Hope that makes sense. I think it is possible the wording could be tidied up to make it clearer, although I can't immediately think of any right now.
well a reasonable interpretation of "the relocation type is pc-relative" is that the relocation operation has "P" in it.
the operation of R_AARCH64_ADR_GOT_PAGE is "Page(G(GDAT(S+A)))-Page(P)" so it is pc-relative and thus in this expression the symbol value "S" is specified to be S=P for undef weak symbols, which is not what we want.
i think this can be resolved by changing the wording of the condition to "has P but does not have G", or by changing GDAT(S+A) to GDAT(sym+A) (i.e. the symbol address S is not evaluated in an expression with GDAT)
@nsz-arm Thanks, that's exactly why the control reached the b instruction. After linking, the above code is transformed to the following piece of code:
0000000000237a44 <call_weak_fn>:
237a44: 90000000 adrp x0, 237000 <errstring.1+0xf7a0>
237a48: 91291000 add x0, x0, #0xa44
237a4c: b4000040 cbz x0, 237a54 <call_weak_fn+0x10>
237a50: 14000000 b 237a50 <call_weak_fn+0xc>
237a54: d65f03c0 ret
The linker relaxed the GOT-loading adrp+ldr to the load immediate adrp+adr instruction pair because the weak symbol's address is PC-relative link-time constant in my test case (my binary was position-dependent.) Apparently, it handled call_weak_fn's address as S, not 0, because R_AARCH64_ADR_GOT_PAGE is defined as PC-relative (i.e. "Page(G(GDAT(S+A)))-Page(P)").
relaxing adrp+ldr to adrp+add is not valid for undef weak symbols, but i think you could relax to mov+nop (or mov+mov if the registers are different).
(btw this is an issue in ld.so and static pie early start code where it is assumed that hidden symbols can be accessed without dynamic relocation, but that's not true for hidden weakref symbols, which is the common case when dealing with linker generated symbols that not all linkers emit.. i wish the spec required adrp to relax to mov x,0 for undef weak instead of doing adrp x,0, then using adrp+add for weakref would be valid)
Relaxing adrp+ldr to adrp+add is valid for undef weak symbols if we are creating a position-dependent executable, no? The offset from a (non-relocatable) location to address 0 is a link-time constant in that case.
ah yes, adrp can work in pde (assuming the adrp location is below 4G which is the case usually and in your example)

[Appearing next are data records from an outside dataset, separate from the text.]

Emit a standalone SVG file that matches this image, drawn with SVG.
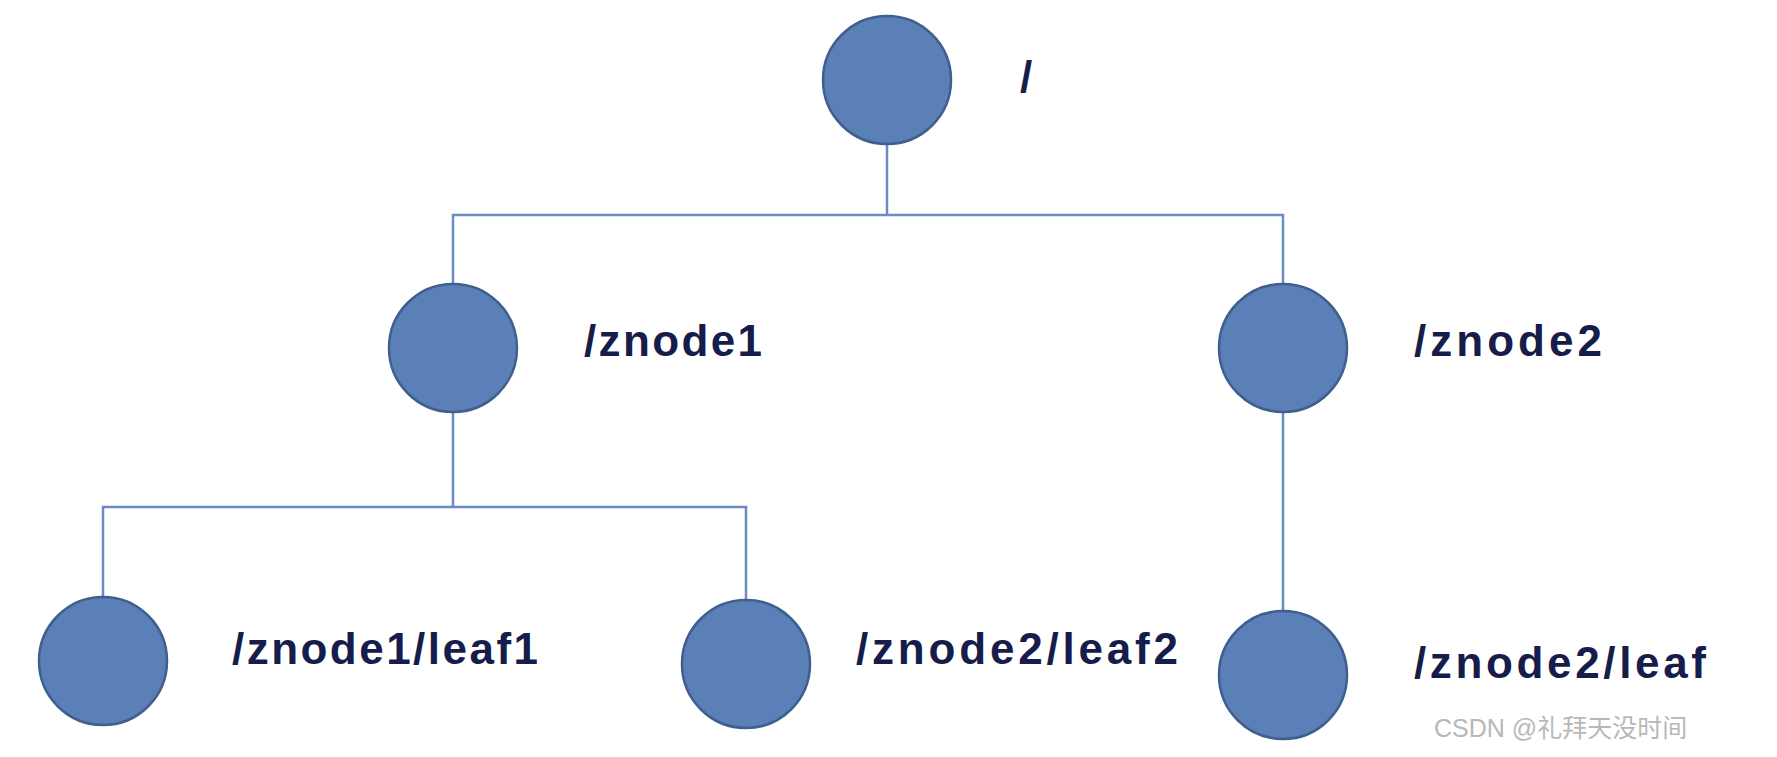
<svg xmlns="http://www.w3.org/2000/svg" width="1777" height="757" viewBox="0 0 1777 757">
<style>
.n{fill:#5b80b8;stroke:#3f5f8e;stroke-width:2.5}
.c{fill:none;stroke:#6a8cc0;stroke-width:2.5}
.t{font-family:"Liberation Sans",sans-serif;font-weight:bold;font-size:44px;fill:#161d4a}
</style>
<rect width="1777" height="757" fill="#fff"/>
<g id="connectors">
<path class="c" d="M887 144V215M453 284V215H1283V284M453 412V507M103 597V507H746V600M1283 412V611"/>
</g>
<g id="root"><circle class="n" cx="887" cy="80" r="64"/><text class="t" x="1020" y="92">/</text></g>
<g id="znode1"><circle class="n" cx="453" cy="348" r="64"/><text class="t" x="584" y="356" textLength="178">/znode1</text></g>
<g id="znode2"><circle class="n" cx="1283" cy="348" r="64"/><text class="t" x="1414" y="356" textLength="188">/znode2</text></g>
<g id="leaf1"><circle class="n" cx="103" cy="661" r="64"/><text class="t" x="232" y="664" textLength="306">/znode1/leaf1</text></g>
<g id="leaf2"><circle class="n" cx="746" cy="664" r="64"/><text class="t" x="856" y="664" textLength="322">/znode2/leaf2</text></g>
<g id="leaf"><circle class="n" cx="1283" cy="675" r="64"/><text class="t" x="1414" y="678" textLength="292">/znode2/leaf</text></g>
<text x="1434" y="737" font-family="'Liberation Sans','Noto Sans CJK SC',sans-serif" font-size="25" fill="#b8b8b8">CSDN @礼拜天没时间</text>
</svg>
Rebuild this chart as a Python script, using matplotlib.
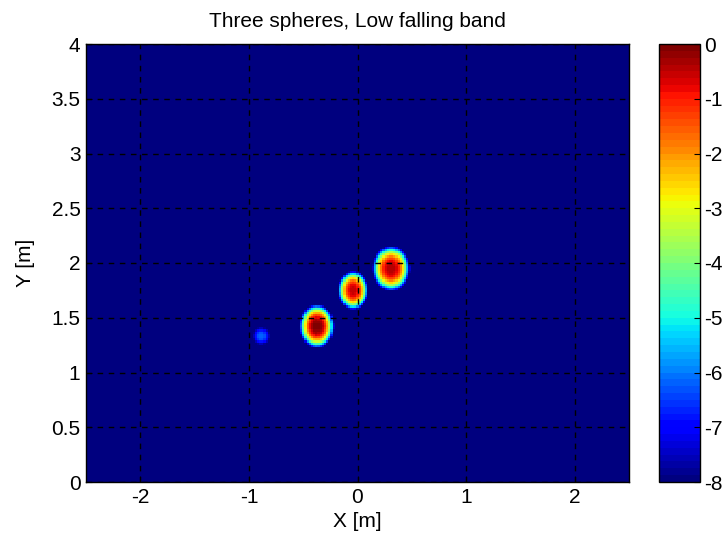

Thanks for the suggestion on the changes we could make to the docs.
Several areas where we could improve:
- What happens when dynamic linking, i.e. the weak reference may be unresolved at static link time but it could be provided by the dynamic linker. This may be better off in the sysvabi64 document as the answer might be platform dependent.
- We have https://github.com/ARM-software/abi-aa/issues/217 which shows up a problem with how we do non 0 addends for GOT relative relocations. The spec while self consistent is difficult implement in at least lld and ld.bfd.
- How to describe weak references in the context of GOT relative relocations. I'm tending towards nsz-arm's suggestion of altering the description of GDAT, but it looks like some thought would need to go into the text, and ideally we could combine it with fixing 217.
Regarding the second point, I strongly feel we should update this psABI doc to match the reality instead of the other way around. As far as I know, only Alpha and MIPS psABIs allow addends inside a GOT entry. Alpha is already irrelevant, and MIPS seems to be going the same route. There's no reason to diverge from other psABIs at this point.
In addition to that, allowing addends inside GOT would result in a GOT size bloat because we need to create a separate GOT entry for each addend for the same symbol. It is better to just read a symbol value from GOT and add an addend afterward, and that's precisely what the current code does.